A mi padre, a quien yo sólo tuve que ver tres días en una cama y sin ya ser él, yo le pedía que se fuera. Que se fuera lento, suave, listo, inteligente como siempre fue. A mi padre, porque le quería con el alma, le suplicaba que se dejara ir al tiempo que, por puro egoísmo, le decía que no se me fuera. A mi padre, que ya no me hablaba, ni me veía, le cantaba las canciones que le gustaba con la esperanza de que aún me escuchara. Nadie nunca, ni hasta ahora, me ha confirmado que sí me estuviera escuchando. A mi padre, a quien vi morir, le deseé siempre lo mejor. Y lo mejor es que se fuera cuando ya tenía que irse.
Y una, que de normal, no trae estos temas a este lugar, se escandaliza inevitablemente cuando ve a esas hordas enloquecidas, dando gritos a una ambulancia e insultando a un padre que conduce detrás de esa ambulancia, arrastrando un sufrimiento que de ninguna de las maneras puedo llegar a imaginar.
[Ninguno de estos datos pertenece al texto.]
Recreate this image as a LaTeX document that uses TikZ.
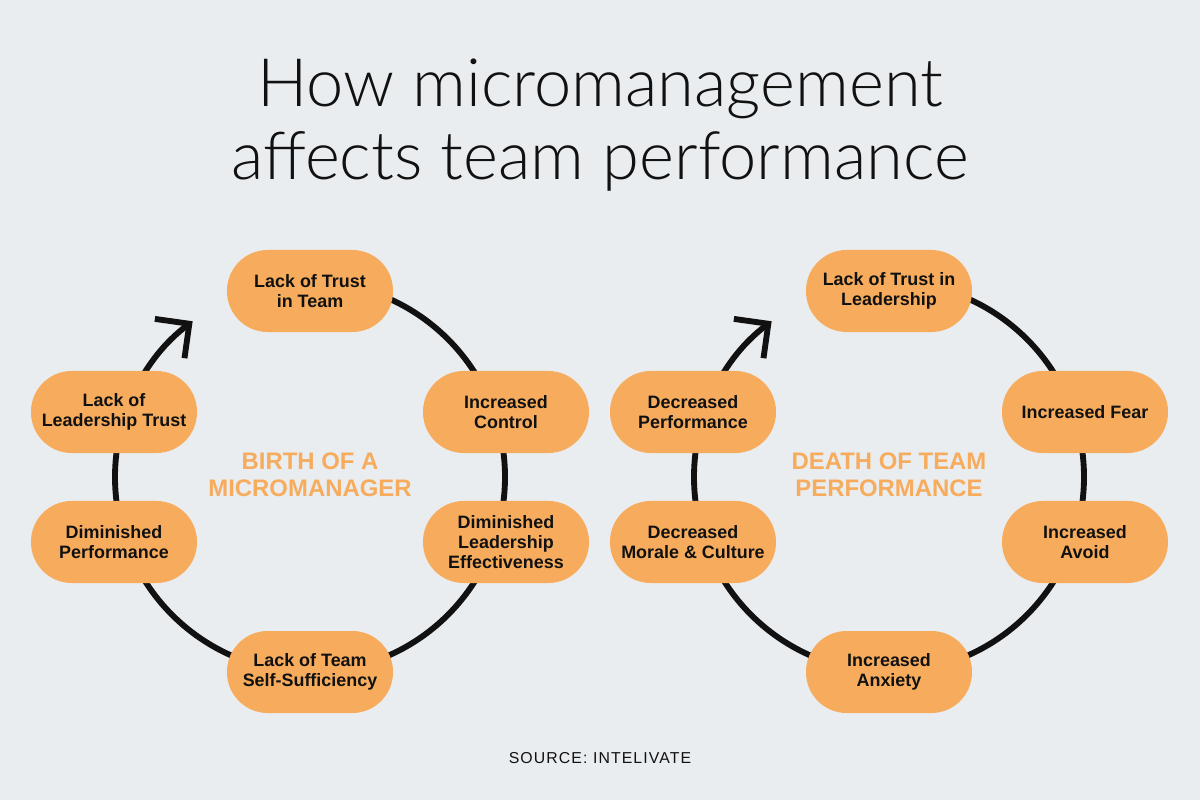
\documentclass[tikz,border=0pt]{standalone}
\usepackage{fontspec}
\setmainfont{Liberation Sans}
\IfFontExistsTF{Lato Light}{\newfontfamily\titlefont{Lato Light}}{\IfFontExistsTF{Fira Sans Light}{\newfontfamily\titlefont{Fira Sans Light}}{\newfontfamily\titlefont{Liberation Sans}}}
\newfontfamily\srcfont[LetterSpace=7]{Liberation Sans}
\usetikzlibrary{arrows.meta}
\definecolor{bg}{HTML}{E9EDF0}
\definecolor{orng}{HTML}{F7AC5D}
\definecolor{ink}{HTML}{111111}
\begin{document}
\begin{tikzpicture}[x=0.03cm,y=0.03cm,
  pill/.style={fill=orng, rounded corners=1.22cm, minimum width=4.98cm, minimum height=2.46cm,
    inner sep=0pt, align=center, text=ink, font=\fontsize{15.3}{17}\selectfont\bfseries},
  ring/.style={line width=5pt, draw=ink},
  tipstyle/.style={-{Straight Barb[length=21pt,width=42pt]}},
  centerlbl/.style={anchor=base, text=orng, font=\fontsize{20.4}{22}\selectfont\bfseries},
  titlelbl/.style={anchor=base, text=ink, font=\titlefont\fontsize{57}{62}\selectfont},
  srclbl/.style={anchor=base, text=ink, font=\srcfont\fontsize{13.5}{15}\selectfont}
]
\fill[bg] (0,0) rectangle (1200,800);
\useasboundingbox (0,0) rectangle (1200,800);

% title
\node[titlelbl] (t1) at (600,693) {How micromanagement};
\node[titlelbl] (t2) at (600,620) {affects team performance};

% centres
\coordinate (C1) at (310,323);
\coordinate (C2) at (889,323);

% rings with arrows
\draw[ring, tipstyle] (C1) ++(90:5.85cm) arc[start angle=450, end angle=127, radius=5.85cm];
\draw[ring, tipstyle] (C2) ++(90:5.85cm) arc[start angle=450, end angle=127, radius=5.85cm];

% left cycle
\node[pill] (a1) at (310,509) {Lack of Trust\\in Team};
\node[pill] (a2) at (506,388) {Increased\\Control};
\node[pill] (a3) at (506,258) {Diminished\\Leadership\\Effectiveness};
\node[pill] (a4) at (310,128) {Lack of Team\\Self-Sufficiency};
\node[pill] (a5) at (114,258) {Diminished\\Performance};
\node[pill] (a6) at (114,388) {Lack of\\Leadership Trust};
\node[centerlbl] (l1) at (310,330) {BIRTH OF A};
\node[centerlbl] (l2) at (310,303) {MICROMANAGER};

% right cycle
\node[pill] (b1) at (889,509) {Lack of Trust in\\Leadership};
\node[pill] (b2) at (1085,388) {Increased Fear};
\node[pill] (b3) at (1085,258) {Increased\\Avoid};
\node[pill] (b4) at (889,128) {Increased\\Anxiety};
\node[pill] (b5) at (693,258) {Decreased\\Morale \& Culture};
\node[pill] (b6) at (693,388) {Decreased\\Performance};
\node[centerlbl] (r1) at (889,330) {DEATH OF TEAM};
\node[centerlbl] (r2) at (889,303) {PERFORMANCE};

% source
\node[srclbl] (src) at (600,37) {SOURCE: INTELIVATE};
\end{tikzpicture}
\end{document}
Recuerdo un viaje detrás de una ambulancia. Recuerdo ciento sesenta kilómetros conduciendo detrás de una UVI móvil, no hace todavía cuatro meses. Recuerdo que en esa ambulancia aún quedaba una suerte de esperanza mientras los ojos de mi padre me pudieran mirar y pudiera hablarme de alguna manera. Recuerdo que detrás de esa ambulancia pasé los peores momentos de mi vida. Recuerdo que no hubiera consentido ni a Dios ni a Cristo en ese momento que nadie me explicara mi dolor, ni mi sufrimiento, ni lo que yo le deseaba al bueno de mi progenitor. Recuerdo las prisas, los nervios, la tensión, la alegría de una esperanza inútil, la contundencia de lo que iba a suceder.
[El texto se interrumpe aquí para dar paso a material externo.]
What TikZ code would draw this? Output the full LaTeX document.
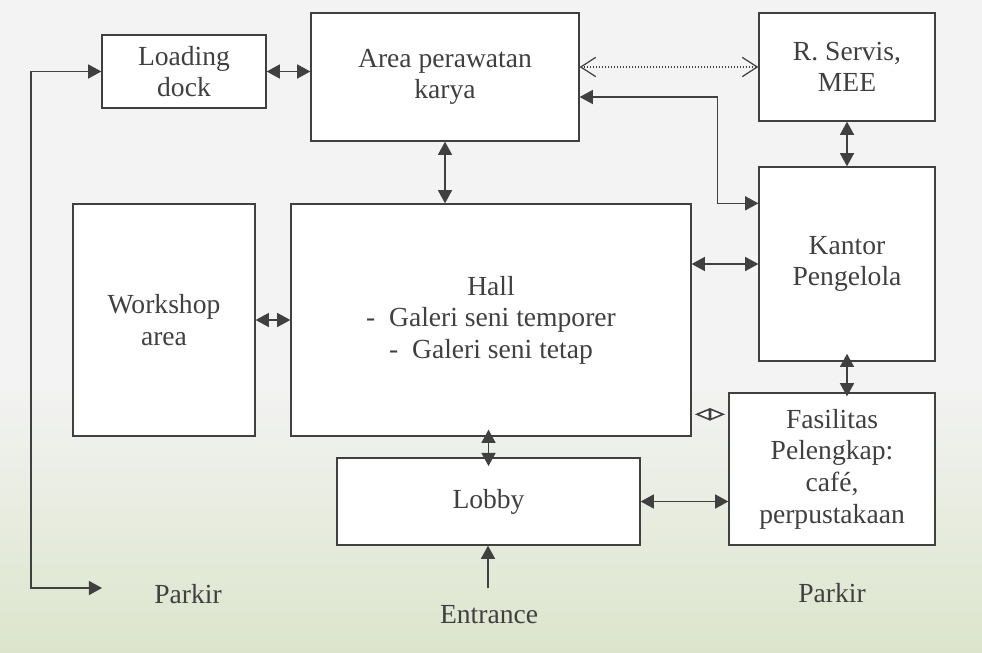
\documentclass[tikz,border=0pt]{standalone}
\usepackage{fontspec}
\setmainfont{Liberation Serif}
\usetikzlibrary{arrows.meta, positioning, calc}
\definecolor{garis}{HTML}{404040}
\definecolor{latar}{HTML}{F3F3F3}
\definecolor{hijau}{HTML}{DCE5CC}

\begin{document}
\begin{tikzpicture}[
        x=0.02cm, y=-0.02cm, color=garis, line width=0.8pt,
        >={Triangle[length=7.5pt,width=8pt]},
        font=\fontsize{15.7}{18}\selectfont,
        ruang/.style={draw, fill=white, align=center, inner sep=2pt},
        samar/.style={dash pattern=on 0.6pt off 1.1pt, line width=0.6pt,
          {Straight Barb[length=8.5pt,width=11pt,line width=0.7pt]}-{Straight Barb[length=8.5pt,width=11pt,line width=0.7pt]}},
        wajik/.style={dash pattern=on 0.6pt off 1.1pt, line width=0.6pt, shorten <=1.8pt, shorten >=1.8pt,
          {Triangle[open,length=8.8pt,width=7pt,line width=0.9pt,fill=white]}-{Triangle[open,length=8.8pt,width=7pt,line width=0.9pt,fill=white]}},
        ]
        \fill[latar] (0,0) rectangle (982,652);
        \shade[top color=latar, bottom color=hijau] (0,380) rectangle (982,652);
        \useasboundingbox (0,0) rectangle (982,652);

        \node[ruang, minimum width=3.28cm, minimum height=1.46cm] (muat)    at (184,71.5)  {Loading\\dock};
        \node[ruang, minimum width=5.36cm, minimum height=2.56cm] (rawat)   at (445,77)    {Area perawatan\\karya};
        \node[ruang, minimum width=3.52cm, minimum height=2.16cm] (servis)  at (847,67)    {R. Servis,\\MEE};
        \node[ruang, minimum width=3.52cm, minimum height=3.88cm] (kantor)  at (847,264)   {Kantor\\Pengelola};
        \node[ruang, minimum width=8cm,    minimum height=4.64cm] (hall)    at (491,320)   {Hall\\-\ \ Galeri seni temporer\\-\ \ Galeri seni tetap};
        \node[ruang, minimum width=3.64cm, minimum height=4.64cm] (bengkel) at (164,320)   {Workshop\\area};
        \node[ruang, minimum width=6.06cm, minimum height=1.74cm] (lobi)    at (488.5,501.5) {Lobby};
        \node[ruang, minimum width=4.12cm, minimum height=3.04cm] (fasil)   at (832,469)   {Fasilitas\\Pelengkap:\\café,\\perpustakaan};

        \node (parkir1)  at (188,594) {Parkir};
        \node (parkir2)  at (832,593) {Parkir};
        \node (entrance) at (489,615) {Entrance};
        \coordinate (parkirkiri) at (102,588);
        \coordinate (pintu) at (488,588);
        \coordinate (titik) at ($(fasil.north west)+(0,22)$);

        \draw[<->] (parkirkiri) -- ++(-71,0) |- (muat.west);
        \draw[<->] (muat.east) -- (muat.east -| rawat.west);
        \draw[samar] (rawat.east |- servis.west) -- (servis.west);
        \draw[<->] ($(rawat.east)+(0,20)$) -| ($(kantor.west |- hall.north)+(-41,0)$) -- (kantor.west |- hall.north);
        \draw[<->] (rawat.south) -- (rawat.south |- hall.north);
        \draw[<->] (servis.south) -- (kantor.north);
        \draw[<->] (kantor.west -| hall.east) -- (kantor.west);
        \draw[<->] (bengkel.east) -- (hall.west);
        \draw[<->, shorten <=-4.5pt, shorten >=-2.3pt] (kantor.south) -- (kantor.south |- fasil.north);
        \draw[wajik] (titik -| hall.east) -- (titik);
        \draw[<->, shorten <=-5pt, shorten >=-4pt] (lobi.north) -- (lobi.north |- hall.south);
        \draw[<->] (lobi.east) -- (lobi.east -| fasil.west);
        \draw[->] (pintu) -- (pintu |- lobi.south);
      \end{tikzpicture}
\end{document}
Recuerdo todo eso y no puedo evitar un asco profundo, desde lo más profundo de mis tripas, hacia quienes son capaces de pedir que se siga alargando el sufrimiento de una muchacha que se quedó en los 21 mientras los demás, ajenos a su existencia, seguimos viviendo como si nada. Un asco profundo a quienes le gritan ante el paso de la ambulancia que se despierte (como si su familia no llevara 17 años deseando que nunca se hubiera dormido). Un asco profundo, sin remedio. Un asco profundo a quienes llaman "mano asesina" a quienes le van a procurar el alivio a esa muchacha que sonríe de lejos en las fotos. Un asco profundo a quienes intentan evitar eso en nombre de un Dios que nunca han visto. Un asco profundo a quienes se atreven a juzgar al padre.
Y una pena inmensa porque aún se tenga que explicar lo mucho que los queríamos. Como si no fuera evidente.
Francamente, sólo les deseo que se pudran en ese infierno en el que creen. Que se tuesten lentamente y que se vayan cociendo en su propio caldo. No se merecen otra cosa. Eso y todo mi desprecio.